A chatbot that helps students pick a university abroad for their next mobility program.
Two of the members in our group had just been through the stressful process of choosing a university abroad for our Erasmus+ mobility next year. The large amount of possibile destinations and the particularities of each case (compatibility of academic calendars, university reputation, affordable accommodation, possibility of developing the final thesis, etc.) are a common cause for many sleepless nights.
So for our project at HackUPC 2021 we decided to make a tool that helps undecided students sort the long list of universities and choose the one that best suits their interests.
Mobility destination picker is a Telegram Bot with a similar behaviour to the popular game Akinator. Through a series of simple questions and 5 possible answers, the program finds the universities that best fit the user while trying to keep the number of questions as small as possible.
How it works
Student’s perspective
The student talks with the bot on Telegram, either from the phone, desktop or web application. The interaction is very user friendly: start the conversation with /start
and follow the instructions on-screen. There are help and instruction commands as well.
The bot will then ask a series of questions to find out about the user interests. If will avoid irrelevant questions (e.g. asking which European country the user prefers when he/she stated a preference for travelling outside of Europe in a previous question) and will try to always go for the most efficient question to make the interaction as fast as possible.
For every question, the user can answer in one of five possible ways: “It is a must!”, “Would be fine”, “I don’t care”, “I’d rather not”, “Absolutely not!”.
The conversation goes on until the program is sure enough about the user interests. The top 5 university matches are then displayed along with some basic information such as the country, website URL, etc.
University’s perspective
The home university would need to keep a dataset about foreign universities for their students to use. The particular data it chooses to include will depend on its availability; as a general rule, the more the better, let the bot decide if it is useful or not.

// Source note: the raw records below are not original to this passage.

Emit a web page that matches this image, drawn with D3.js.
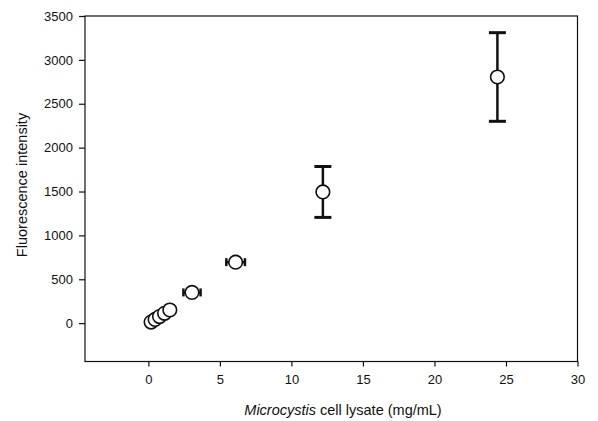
<!DOCTYPE html>
<html>
<head>
<meta charset="utf-8">
<script src="https://cdn.jsdelivr.net/npm/d3@7"></script>
<style>
  body { margin: 0; background: #fff; }
  text { font-family: "Liberation Sans", Arial, sans-serif; fill: #111; }
</style>
</head>
<body>
<div id="chart"></div>
<script>
// lysate concentration (mg/mL) and fluorescence readings
var conc = [0.19, 0.47, 0.78, 1.13, 1.5, 3.05, 6.1, 12.2, 24.4];
var fluor = [12, 42, 75, 112, 150, 350, 695, 1495, 2805];
var fluorErr = [0, 0, 0, 0, 0, 0, 0, 290, 505];
var concErr = [0, 0, 0, 0, 0, 0.6, 0.65, 0, 0];

var xTicks = [0, 5, 10, 15, 20, 25, 30];
var yTicks = [0, 500, 1000, 1500, 2000, 2500, 3000, 3500];

var svgWidth = 598, svgHeight = 421;
var plotLeft = 85, plotRight = 577.5, plotTop = 16, plotBottom = 361.5;

var data = conc.map(function(c, i) {
  return {x: c, y: fluor[i], ey: fluorErr[i], ex: concErr[i]};
});

var xscale = d3.scaleLinear().domain([-4.43, 30]).range([plotLeft, plotRight]);
var yscale = d3.scaleLinear().domain([-437, 3500]).range([plotBottom, plotTop]);

var svg = d3.select("#chart").append("svg")
  .attr("width", svgWidth)
  .attr("height", svgHeight);

// frame
svg.append("rect")
  .attr("x", plotLeft).attr("y", plotTop)
  .attr("width", plotRight - plotLeft).attr("height", plotBottom - plotTop)
  .attr("fill", "none").attr("stroke", "#111").attr("stroke-width", 1.2);

var xAxis = d3.axisBottom(xscale).tickValues(xTicks).tickFormat(d3.format("d"))
  .tickSize(5).tickPadding(8).tickSizeOuter(0);
var yAxis = d3.axisLeft(yscale).tickValues(yTicks).tickFormat(d3.format("d"))
  .tickSize(6).tickPadding(6).tickSizeOuter(0);

var gx = svg.append("g")
  .attr("transform", "translate(0," + plotBottom + ")")
  .call(xAxis);
var gy = svg.append("g")
  .attr("transform", "translate(" + plotLeft + ",0)")
  .call(yAxis);

[gx, gy].forEach(function(g) {
  g.select(".domain").remove();
  g.selectAll(".tick line").attr("stroke", "#111").attr("stroke-width", 1.2);
  g.selectAll("text")
    .style("font-size", "13px")
    .style("font-family", "'Liberation Sans', Arial, sans-serif")
    .attr("fill", "#111");
});

// axis titles
var xt = svg.append("text")
  .attr("x", 343)
  .attr("y", 415)
  .attr("text-anchor", "middle")
  .style("font-size", "14.5px");
xt.append("tspan").style("font-style", "italic").text("Microcystis");
xt.append("tspan").text(" cell lysate (mg/mL)");

svg.append("text")
  .attr("transform", "translate(27,185) rotate(-90)")
  .attr("text-anchor", "middle")
  .style("font-size", "14.5px")
  .text("Fluorescence intensity");

// vertical error bars
var ybars = data.filter(d => d.ey > 0);
svg.selectAll(".ebar")
  .data(ybars)
  .enter().append("line")
  .attr("x1", d => xscale(d.x)).attr("x2", d => xscale(d.x))
  .attr("y1", d => yscale(d.y - d.ey)).attr("y2", d => yscale(d.y + d.ey))
  .attr("stroke", "#111").attr("stroke-width", 2.5);
svg.selectAll(".ecap")
  .data(ybars.flatMap(d => [[d.x, d.y - d.ey], [d.x, d.y + d.ey]]))
  .enter().append("line")
  .attr("x1", d => xscale(d[0]) - 8.5).attr("x2", d => xscale(d[0]) + 8.5)
  .attr("y1", d => yscale(d[1])).attr("y2", d => yscale(d[1]))
  .attr("stroke", "#111").attr("stroke-width", 3);

// horizontal error bars
var xbars = data.filter(d => d.ex > 0);
svg.selectAll(".hbar")
  .data(xbars)
  .enter().append("line")
  .attr("x1", d => xscale(d.x - d.ex)).attr("x2", d => xscale(d.x + d.ex))
  .attr("y1", d => yscale(d.y)).attr("y2", d => yscale(d.y))
  .attr("stroke", "#111").attr("stroke-width", 2.5);
svg.selectAll(".hcap")
  .data(xbars.flatMap(d => [[d.x - d.ex, d.y], [d.x + d.ex, d.y]]))
  .enter().append("line")
  .attr("x1", d => xscale(d[0])).attr("x2", d => xscale(d[0]))
  .attr("y1", d => yscale(d[1]) - 4).attr("y2", d => yscale(d[1]) + 4)
  .attr("stroke", "#111").attr("stroke-width", 2.5);

// points
svg.selectAll(".pt")
  .data(data)
  .enter().append("circle")
  .attr("cx", d => xscale(d.x))
  .attr("cy", d => yscale(d.y))
  .attr("r", 6.8)
  .attr("fill", "#fff")
  .attr("stroke", "#111")
  .attr("stroke-width", 1.6);
</script>
</body>
</html>
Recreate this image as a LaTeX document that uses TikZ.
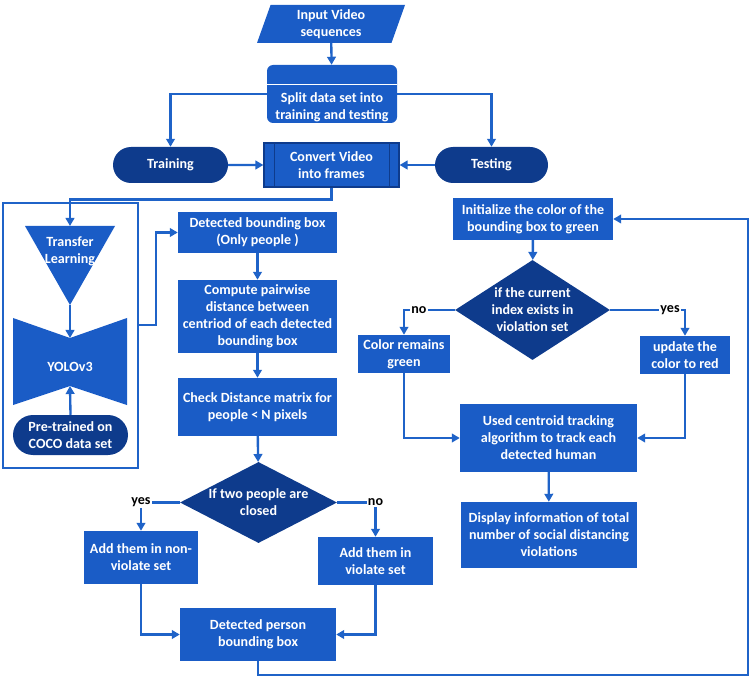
\documentclass[tikz,border=0pt]{standalone}
\usepackage{fontspec}
\setmainfont{Carlito}
\usetikzlibrary{arrows.meta,positioning,shapes.geometric,shapes.misc}
\definecolor{flowBlue}{HTML}{1A5CC6}
\definecolor{flowNavy}{HTML}{0E3B8C}
\definecolor{flowLine}{HTML}{1F63C8}
\newcommand{\pxu}{0.03cm}
\tikzset{
  every picture/.style={font=\bfseries\fontsize{12}{14.5}\selectfont, text=white},
  flow box/.style={fill=flowBlue, align=center, inner sep=0pt},
  flow term/.style={rounded rectangle, fill=flowNavy, align=center, inner sep=0pt},
  flow decision/.style={diamond, fill=flowNavy, align=center, inner sep=0pt},
  box size/.style 2 args={minimum width=#1*\pxu, minimum height=#2*\pxu},
  flow line/.style={draw=flowLine, line width=2pt},
  flow arrow/.style={flow line, -{Triangle[length=2.4mm,width=2.6mm]}},
  flow label/.style={text=black, fill=white, inner sep=1pt}
}

\begin{document}
\begin{tikzpicture}[x=\pxu,y=-\pxu]
  \useasboundingbox (0,0) rectangle (752,679);

  % top row
  \node[trapezium, trapezium left angle=65, trapezium right angle=115,
    trapezium stretches body, fill=flowBlue, align=center, inner sep=0pt,
    box size={148}{38}] (input) at (331,24) {Input Video\\sequences};
  \node[flow box, rounded corners=6*\pxu, box size={130}{58}] (split) at (332,94) {};
  \draw[white, line width=1.2pt] ([yshift=-20*\pxu]split.north west) -- ([yshift=-20*\pxu]split.north east);
  \node[align=center] (splittext) at (332,107) {Split data set into\\training and testing};
  \node[flow term, box size={115}{36}] (training) at (170.5,165) {Training};
  \node[flow term, box size={113}{36}] (testing) at (491.5,165) {Testing};
  \node[flow box, draw=flowNavy, line width=1pt, box size={135}{44}] (convert) at (331.5,165) {Convert Video\\into frames};
  \draw[flowNavy, line width=1pt]
    ([xshift=11*\pxu]convert.north west) -- ([xshift=11*\pxu]convert.south west)
    ([xshift=-10*\pxu]convert.north east) -- ([xshift=-10*\pxu]convert.south east);

  % left panel
  \node[flow line, box size={135}{265}] (panel) at (70.5,335.5) {};
  \fill[flowBlue] (25,226) -- (115,226) -- (70,305) -- cycle;
  \node[align=center] (transfer) at (70,251) {Transfer\\Learning};
  \coordinate (transfer top) at (70,226);
  \coordinate (transfer tip) at (70,305);
  \fill[flowBlue] (13,318) -- (70,338) -- (127,318) -- (127,405) -- (70,386) -- (13,405) -- cycle;
  \node (yolo) at (70,367) {YOLOv3};
  \coordinate (yolo top) at (70,338);
  \coordinate (yolo bottom) at (70,386);
  \node[flow term, box size={115}{40}] (pretrained) at (70.5,435) {Pre-trained on\\COCO data set};

  % middle column
  \node[flow box, box size={159}{41}] (detect) at (257.5,232.5) {Detected bounding box\\(Only people )};
  \node[flow box, box size={159}{73}] (pairwise) at (257.5,316.5) {Compute pairwise\\distance between\\centriod of each detected\\bounding box};
  \node[flow box, box size={159}{58}] (check) at (257.5,407) {Check Distance matrix for\\people < N pixels};
  \node[flow decision, aspect=1.94, box size={157}{81}] (close) at (258.5,502.5) {If two people are\\closed};
  \node[flow box, box size={114}{53}] (nonviol) at (141,557.5) {Add them in non-\\violate set};
  \node[flow box, box size={115}{48}] (viol) at (375.5,561) {Add them in\\violate set};
  \node[flow box, box size={156}{53}] (person) at (258,634.5) {Detected person\\bounding box};

  % right column
  \node[flow box, box size={160}{42}] (init) at (533,219) {Initialize the color of the\\bounding box to green};
  \node[flow decision, aspect=1.55, box size={155}{100}] (current) at (532.5,310) {if the current\\index exists in\\violation set};
  \node[flow box, box size={92}{38}] (remain) at (404,354) {Color remains\\green};
  \node[flow box, box size={90}{38}] (update) at (685,355) {update the\\color to red};
  \node[flow box, box size={177}{68}] (track) at (548.5,438) {Used centroid tracking\\algorithm to track each\\detected human};
  \node[flow box, box size={176}{66}] (display) at (549,535) {Display information of total\\number of social distancing\\violations};
  \coordinate (loop corner) at (748,675);

  % connectors
  \draw[flow arrow] (input) -- (split);
  \draw[flow arrow] (split.west) -| (training.north);
  \draw[flow arrow] (split.east) -| (testing.north);
  \draw[flow arrow] (training) -- (convert);
  \draw[flow arrow] (testing) -- (convert);
  \draw[flow arrow] (convert.south) -- ++(0,12) -| (transfer top);
  \draw[flow arrow] (transfer tip) -- (yolo top);
  \draw[flow arrow] (pretrained.north) -- (yolo bottom);
  \draw[flow arrow] ([yshift=10.5*\pxu]panel.east) -- ++(17,0) |- (detect.west);
  \draw[flow arrow] (detect) -- (pairwise);
  \draw[flow arrow] (pairwise) -- (check);
  \draw[flow arrow] (check) -- (close);
  \draw[flow arrow] (close.west) -| node[flow label, pos=0.5] {yes} (nonviol.north);
  \draw[flow arrow] (close.east) -| node[flow label, pos=0.5] {no} (viol.north);
  \draw[flow arrow] (nonviol.south) |- (person.west);
  \draw[flow arrow] (viol.south) |- (person.east);
  \draw[flow arrow] (person.south) |- (loop corner) |- (init.east);
  \draw[flow arrow] (init) -- (current);
  \draw[flow arrow] (current.west) -| node[flow label, pos=0.45, anchor=west] {no} (remain.north);
  \draw[flow arrow] (current.east) -| node[flow label, pos=0.4] {yes} (update.north);
  \draw[flow arrow] (remain.south) |- (track.west);
  \draw[flow arrow] (update.south) |- (track.east);
  \draw[flow arrow] (track) -- (display);
\end{tikzpicture}
\end{document}
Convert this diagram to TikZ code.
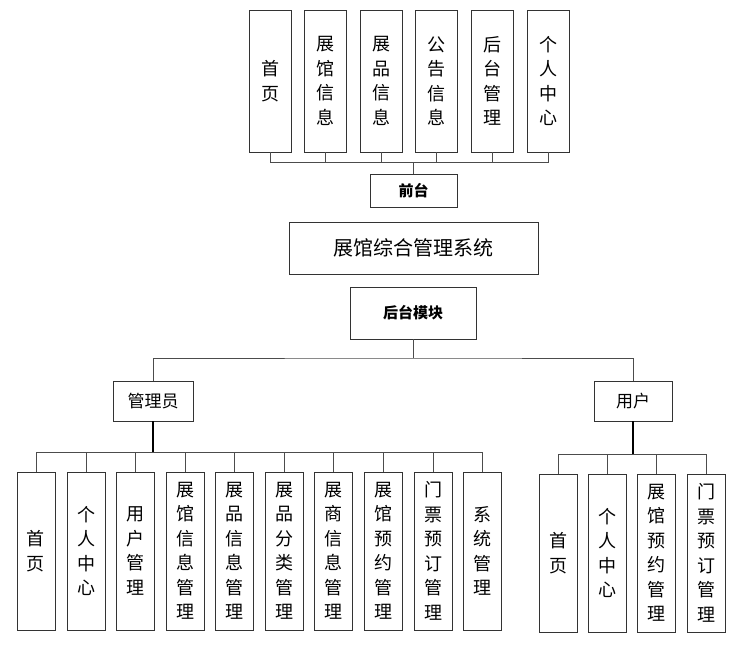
\documentclass[tikz,border=0pt]{standalone}
\usepackage{fontspec}
\newfontfamily\cjk{Noto Sans CJK SC}
\begin{document}
\begin{tikzpicture}[x=1pt,y=-1pt,
  bx/.style={draw=black!80,line width=0.8pt,fill=white,inner sep=0pt,font=\cjk\fontsize{18}{24.5}\selectfont,align=center},
  col/.style={bx,minimum width=38pt},
  ln/.style={draw=black!70,line width=0.8pt}]
\useasboundingbox (0,0) rectangle (741,645);
% top
\foreach \n/\x/\t in {t1/270/首\\页, t2/325/展\\馆\\信\\息, t3/381.5/展\\品\\信\\息, t4/436.5/公\\告\\信\\息, t5/492.5/后\\台\\管\\理, t6/548/个\\人\\中\\心}
  \node[col,minimum width=42pt,minimum height=142pt] (\n) at (\x,81) {\t};
\node[bx,minimum width=87pt,minimum height=33pt,font=\cjk\bfseries\fontsize{15}{16}\selectfont] (qt) at (413.5,190.5) {前台};
\node[bx,minimum width=249pt,minimum height=52pt,font=\cjk\fontsize{20}{22}\selectfont] (sys) at (413.5,248) {展馆综合管理系统};
\node[bx,minimum width=126pt,minimum height=52pt,font=\cjk\bfseries\fontsize{15}{16}\selectfont] (ht) at (413,313) {后台模块};
\coordinate (tb) at (413.5,162);
\foreach \n in {t1,t2,t3,t4,t5,t6} \draw[ln] (\n.south) |- (tb);
\draw[ln] (tb) -- (qt.north);
\node[bx,minimum width=80pt,minimum height=40pt,font=\cjk\fontsize{17}{18}\selectfont] (gl) at (153,401) {管理员};
\node[bx,minimum width=78pt,minimum height=40pt,font=\cjk\fontsize{17}{18}\selectfont] (yh) at (633,401) {用户};
\coordinate (mb) at (413,358);
\draw[ln] (ht.south) -- (mb);
\draw[ln] (gl.north) |- (mb) -| (yh.north);
% admin
\coordinate (ab) at (153,452);
\draw[line width=1.2pt] (gl.south) -- (ab);
\foreach \n/\x/\t in {a1/36/首\\页, a2/86/个\\人\\中\\心, a3/135/用\\户\\管\\理, a4/185/展\\馆\\信\\息\\管\\理, a5/234/展\\品\\信\\息\\管\\理, a6/284/展\\品\\分\\类\\管\\理, a7/333/展\\商\\信\\息\\管\\理, a8/383/展\\馆\\预\\约\\管\\理, a9/433/门\\票\\预\\订\\管\\理, a10/482/系\\统\\管\\理}
  {\node[col,minimum height=158pt] (\n) at (\x,551) {\t};
   \draw[ln] (\n.north) |- (ab);}
% user
\coordinate (ub) at (633,454);
\draw[line width=1.2pt] (yh.south) -- (ub);
\foreach \n/\x/\t in {u1/558/首\\页, u2/607/个\\人\\中\\心, u3/656.5/展\\馆\\预\\约\\管\\理, u4/706/门\\票\\预\\订\\管\\理}
  {\node[col,minimum height=158pt] (\n) at (\x,553) {\t};
   \draw[ln] (\n.north) |- (ub);}
\end{tikzpicture}
\end{document}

Such datasets of information are already available in most universities (for instance, in our case, both UPC’s Telecommunications School and Faculty of Informatics have one, with more detailed information available only to students) as an attempt to present their students with a list of possible destinations.
We provide two sample datasets to show the structure and allow for demoing the program:
- A small one (20 universities) that has been manually curated and allows to show the quality of the obtained results.
- A large one (1000 universities) that has been populated with random data, which means that the results will also be random. It serves to test the program’s efficiency in handling large amounts of data, closer to reality.
Behind the scenes
The program mantains a discrete probability distribution \(P_{user}\) with a value for each university; a high value indicates a good match, and vice versa, and initially is uniform. The university data is represented as a matrix \(M\) of size \(universities \times attributes \); each attribute can use a different scale, such as binary, \([0,1]\) or the real scale.
Then every round the best (unused) question is selected; the criterion that we follow is that of maximizing the separability, taking into account the current user interests up to that point. Being \(a_{q}\) the vector of universities for unused question \(q\) (i.e. a column of \(M\)):
$$Chosen\ question = argmax((P_{user})^T \cdot (a_{avg} - a_{q})^2)$$
where \(a_{avg} = (P_{user})^T \cdot A_{q}\). Essentially, we choose the question with the highest variance, weighting both the variance and the mean by the user distribution.
The user answer is parsed to an integer between 0 and 5, for “Absolutely not!” and “It is a must!” respectively. We then use Bayes’ rule to update the user probabilities given the new answer.
$$P(university | answer) = \frac{P(answer | university) \cdot P(university)}{P(answer)}$$
In our case, being \(ans\) the numerical value for the user answer, \(uni\) vector of attributes for each university to a given question (i.e. a column of \(M\)) and \(prior\) the prior distribution of the user (\(P_{user}\)), we compute the posterior (updated) distribution as:
$$posterior = (1 - abs(ans-uni)) \odot prior$$
We don’t know \(P(answer)\), but it is constant for all universities, so we simply need to normalize the vector in order to make it a probability distribution.
$$posterior \leftarrow \frac{posterior}{\sum_{i=1}^n{posterior_{i}}}$$
Finally, in order to avoid some universities reaching a probability of 0, which happen due to the dataset values and would make them be 0 forever, we apply some smoothing to the distribution using \(\lambda = 0.01\):
$$P_{user} \leftarrow \lambda\mathbf{1} + (1-\lambda)posterior $$
This is repeated until some ending condition is satisfied, usually when some value of \(P_{user}\) is sufficiently high, indicating that a match has been found.
How do I use it?
The code is available at the official repo. Take a look at Telegram’s bot page for instructions on how to set up a bot instance.